Question

A colony of 3 bacteria doubles in size every 7 hours. What will the population be 14 hours from now?

Answer

**step1** Understanding the initial population

The problem states that there is an initial colony of 3 bacteria.

**step2** Understanding the doubling period

The problem states that the bacteria colony doubles in size every 7 hours.

**step3** Calculating the number of doubling periods

We need to find the population 14 hours from now. Since the bacteria double every 7 hours, we can figure out how many 7-hour periods are in 14 hours.
We can do this by thinking: How many times does 7 go into 14?
$$7 \text{ hours} + 7 \text{ hours} = 14 \text{ hours}$$
So, there are 2 doubling periods in 14 hours.
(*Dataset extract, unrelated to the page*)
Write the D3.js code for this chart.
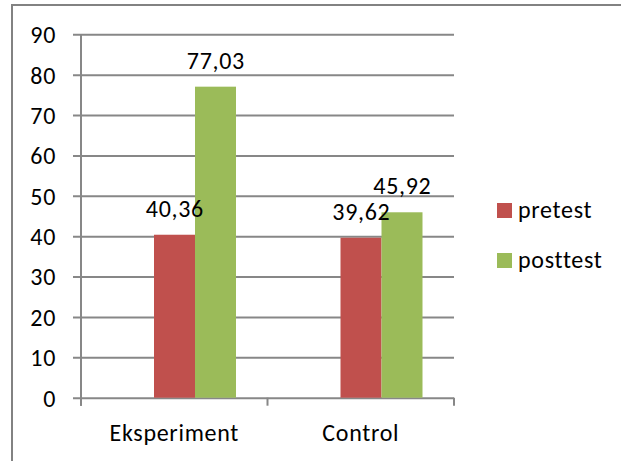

**step4** Calculating the population after the first doubling

After the first 7 hours, the initial population of 3 bacteria will double.
$$3 \text{ bacteria} \times 2 = 6 \text{ bacteria}$$
So, after 7 hours, there will be 6 bacteria.

**step5** Calculating the population after the second doubling

After another 7 hours (making a total of 14 hours), the current population of 6 bacteria will double again.
$$6 \text{ bacteria} \times 2 = 12 \text{ bacteria}$$
So, after 14 hours, the population will be 12 bacteria.